Читать «Последняя банда: Сталинский МУР против «черных котов» Красной Горки» онлайн - страница 61

Ольга А. Мамонова

Военный трибунал был непреклонен. В те годы тяжкий уголовный процесс быстро превращался в политический. А в политических делах смягчающие обстоятельства не признавались. Ведь даже двухлетний сын бывшего министра МГБ Абакумова все еще жил в тюрьме…

Но внешне военные юристы соблюдали законность оснований для приговора за терроризм и измену Родине. Это был 53-й год, но уже не 37-й. Попытались раскачать Митина по поводу его работы на оборонном заводе — ведь террор идет рука об руку с диверсией. И Митин, как всегда, резал правду-матку, не задумываясь о своей трудовой репутации и рабочей чести.

— Я работал, потому что это давало мне возможность жить легально. Высокая зарплата на заводе закрывала вопросы, откуда у меня деньги. Во время обеденного перерыва я протачивал гильзы от нагана.

Похоже, он испытывал облегчение оттого, что мог обо всем рассказать начистоту. Перестав ценить чужую жизнь, он стал безразличен к своей собственной. А вот Самарин бился за себя до последнего слова, и даже бойко внес кое-какие поправки в интерпретацию «врага народа» и мужества.
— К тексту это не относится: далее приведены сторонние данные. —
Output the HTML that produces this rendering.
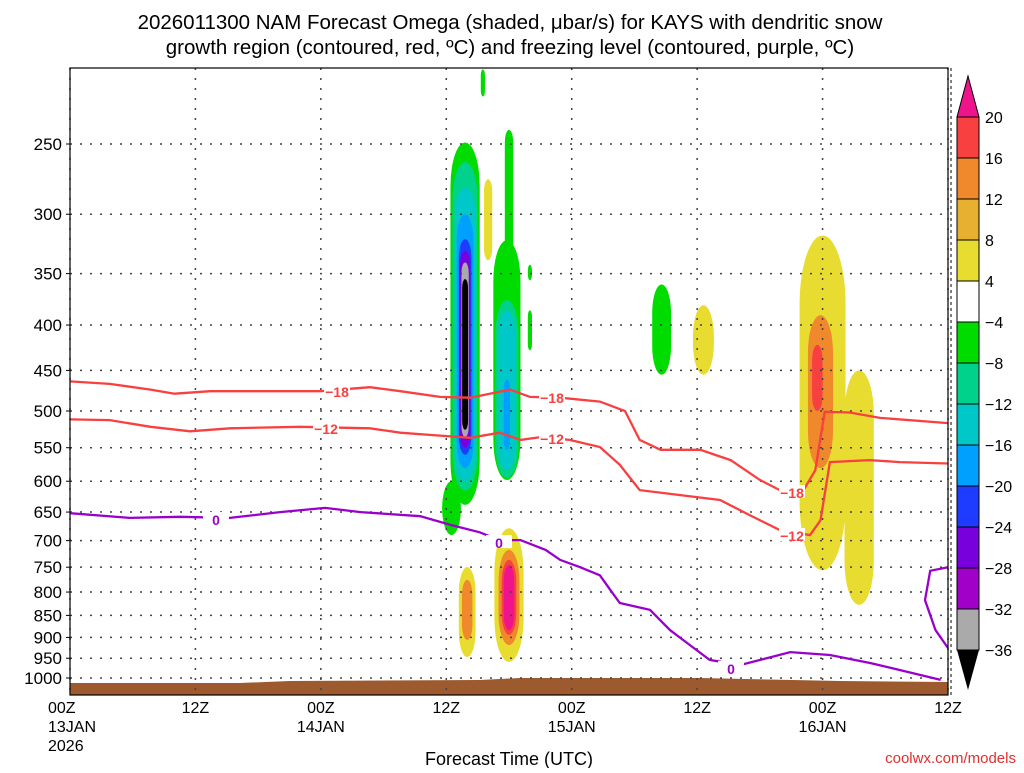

Его заключительная речь даже страшна в своей наивной искренности.

— У выхода магазина мы увидели машину инкассатора, в которой было около миллиона рублей. Мы могли легко их убить, но этого не сделали. Мы жизнь человеческую ценили выше денег. В лагере, где я сидел, было много террористов, но я на них не похож. Хотя я и грабитель, я — не враг. Я работал на КМЗ с четырнадцати лет и у простого рабочего не взял ни копейки. Я хотел честно работать, а не заниматься грабежами.

Убийство милиционера А. Кочкина, этот молниеносный выстрел в сердце, он объяснил естественной «самозащитой»:

— В момент крайней опасности человек действует не по велению разума, а по инстинкту самосохранения. Опасность придает мужество. Я выстрелил, спасая свою жизнь. Я прошу суд о снисхождении.
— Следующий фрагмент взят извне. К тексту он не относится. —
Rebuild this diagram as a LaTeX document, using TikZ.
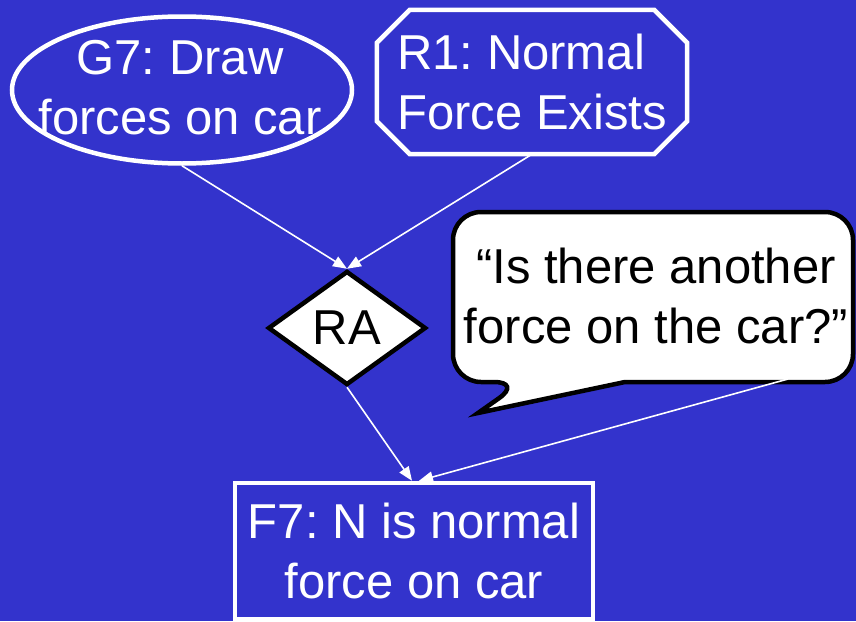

В последнем слове Самарина — вся нравственная катастрофа этого человека, полное смешение понятий и представлений о зле и добре.

Митин и Самарин были приговорены к расстрелу. Смертный приговор обосновали политическим характером преступлений, классовой ненавистью к представителям власти. «Совершая бандитские нападения на сберкассы и торговые предприятия… по мотивам классовой ненависти совершил террористические акты, направленные против работников милиции». Приговор военного трибунала был окончательным и обжалованию не подлежал.
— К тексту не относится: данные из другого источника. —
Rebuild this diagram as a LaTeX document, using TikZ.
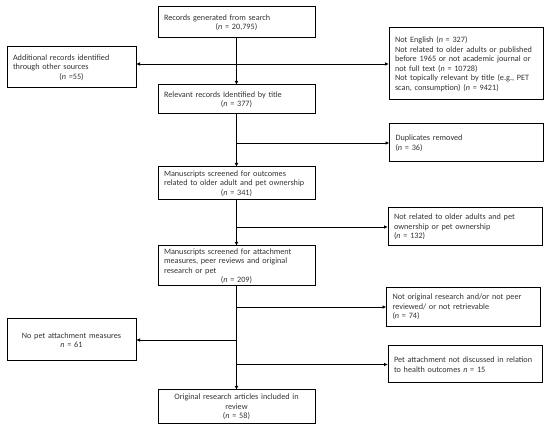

Митин уже стоял одной ногой в могиле, но все-таки написал протест против осуждения его как подрывающего советский строй. Написал быстро — его увозили в Бутырскую тюрьму.

— В это же время я работал по одному преступлению, которое по почерку очень походило на дела митинской банды, — рассказывает В. П. Арапов. — Я не мог понять, почему Митин не признавался в этом ограблении, хотя никогда не отрицал участия во всех остальных. В ночь исполнения приговора я приехал в Бутырку. Была середина ноября. Я не видел Митина уже давно и, войдя в камеру-одиночку, с трудом узнал его — обросший, небритый, одетый в тюремную робу. Глаза просто пронзают.